The stakes are real. Research consistently links sustained musical instruction to improved academic performance, stronger working memory, and better social-emotional development in children. For adults, the mental health benefits of musical practice — stress reduction, cognitive stimulation, creative outlet — are well-documented. Stopping lessons due to a temporary cash problem can have long-term costs that far outweigh the savings.

  • Average monthly cost of weekly 30-minute private lessons: $120–$240
  • Average cost of group lessons: $40–$80 per month (significantly cheaper)
  • Most common reason families stop lessons: temporary income disruption, not permanent inability to afford them
  • Most underused resource: local scholarships and grants that go unfilled every semester

Funding Sources Most People Never Check

Before assuming you simply can't afford lessons right now, check these sources. Most people skip them because they assume they won't qualify or that the application process is too complicated. In reality, many of these programs are underfunded — not because the money isn't there, but because not enough people apply.

Music School Scholarships and Sliding-Scale Programs

Community music schools — distinct from private studios — are specifically designed to make musical learning accessible. Many operate on a sliding-scale fee model, meaning your monthly cost is tied to your household income. Schools like these exist in most mid-sized cities and charge as little as $20–$40 per month for qualified families. Call your local community music school and ask directly: "Do you offer financial assistance or sliding-scale tuition?" The answer is often yes.

Local Arts Councils and Nonprofit Grants

Every state has an arts council that distributes grant funding, and most cities have local arts nonprofits that do the same. These grants aren't just for professional artists — many are specifically designated to support musical learning for youth or adults in financial need. In Texas, for example, the Texas Commission on the Arts provides funding that flows down to local programs.

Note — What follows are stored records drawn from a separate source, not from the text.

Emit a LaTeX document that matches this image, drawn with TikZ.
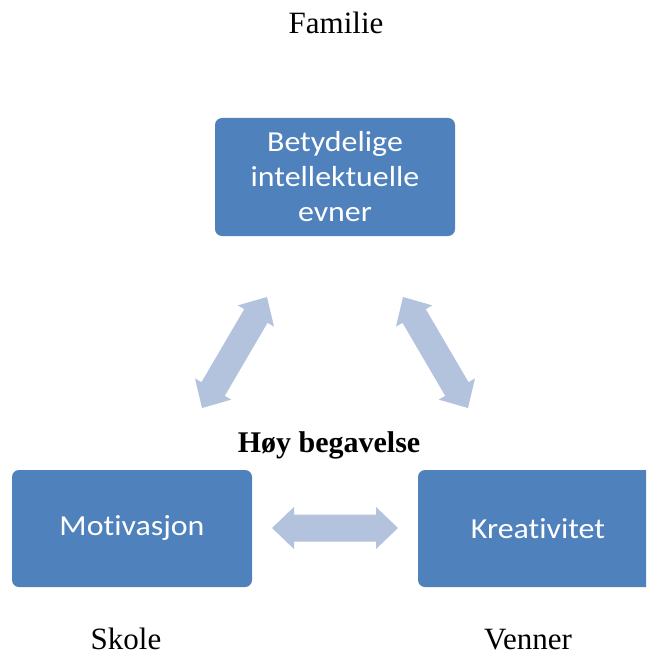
\documentclass[tikz,border=0pt]{standalone}
\usepackage{fontspec}
\setmainfont{Liberation Serif}
\newfontfamily\boxfont[Ligatures=NoCommon,FakeStretch=1.1]{Carlito}
\usetikzlibrary{calc}
\definecolor{boxblue}{HTML}{4F81BD}
\definecolor{arrowblue}{HTML}{B3C2DD}

% double-headed block arrow between two named tips
\newcommand{\blockarrow}[2]{%
  \fill[arrowblue]
    (#1)
    -- ($(#1)!22pt!(#2)!21pt!90:(#2)$)
    -- ($(#1)!22pt!(#2)!13.5pt!90:(#2)$)
    -- ($(#2)!22pt!(#1)!13.5pt!-90:(#1)$)
    -- ($(#2)!22pt!(#1)!21pt!-90:(#1)$)
    -- (#2)
    -- ($(#2)!22pt!(#1)!21pt!90:(#1)$)
    -- ($(#2)!22pt!(#1)!13.5pt!90:(#1)$)
    -- ($(#1)!22pt!(#2)!13.5pt!-90:(#2)$)
    -- ($(#1)!22pt!(#2)!21pt!-90:(#2)$)
    -- cycle;}

\begin{document}
\begin{tikzpicture}[x=1pt,y=-1pt,
  box/.style={fill=boxblue, rounded corners=7pt, minimum width=240pt,
    minimum height=117pt, inner sep=0pt, align=center, text=white,
    font=\boxfont\fontsize{29}{35}\selectfont},
  label/.style={anchor=base, inner sep=0pt, font=\fontsize{31}{36}\selectfont}]
  \useasboundingbox (0,0) rectangle (646,655);
  \clip (0,0) rectangle (646,655);

  % the three qualities
  \node[box, minimum height=118pt] (evner) at (335,177)
    {Betydelige\\intellektuelle\\evner};
  \node[box] (motiv) at (132,528.5) {Motivasjon};
  \node[box] (kreativ) at (538,528.5) {Kreativitet};

  % surrounding environments
  \node[label] (familie) at (336,34) {Familie};
  \node[label] (skole) at (126,649) {Skole};
  \node[label] (venner) at (528,649) {Venner};
  \node[label, font=\bfseries\fontsize{30}{36}\selectfont] (hoy) at (329,452)
    {Høy begavelse};

  % arrow tips
  \coordinate (l1) at (267,297);
  \coordinate (l2) at (202,408);
  \coordinate (r1) at (403,297);
  \coordinate (r2) at (468,408);
  \coordinate (h1) at (272,528);
  \coordinate (h2) at (398,528);

  \blockarrow{l1}{l2}
  \blockarrow{r1}{r2}
  \blockarrow{h1}{h2}
\end{tikzpicture}
\end{document}
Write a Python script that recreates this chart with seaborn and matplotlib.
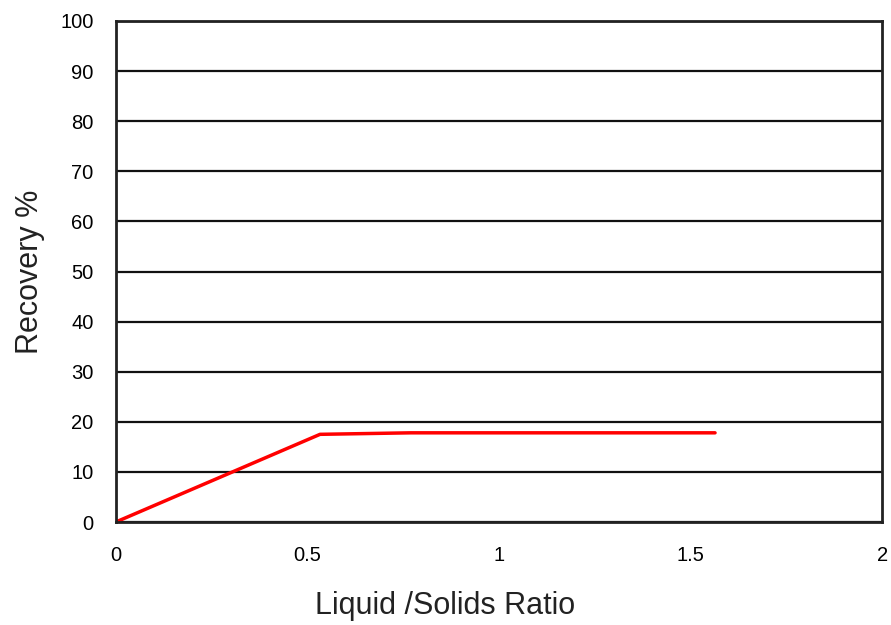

Searching "[your city] arts council music grant" takes about five minutes and can surface real money.

For public school music programs specifically, Teachers College at Columbia University has published a detailed guide on securing funding for musical programs that covers federal, state, and private grant sources worth exploring.

National and Instrument-Specific Programs

Several national organizations provide direct financial assistance for music lessons:

  • VH1 Save the Music Foundation — provides instruments and support to school music programs
  • Mr. Holland's Opus Foundation — donates instruments to underserved school music programs
  • National Association for Music Education — maintains a list of scholarship resources by state
  • Local music stores — many partner with nonprofits to offer subsidized rental programs for students

Strategies to Reduce What You're Paying Right Now

If you can't find grant funding quickly enough, there are ways to reduce your current lesson costs without stopping entirely.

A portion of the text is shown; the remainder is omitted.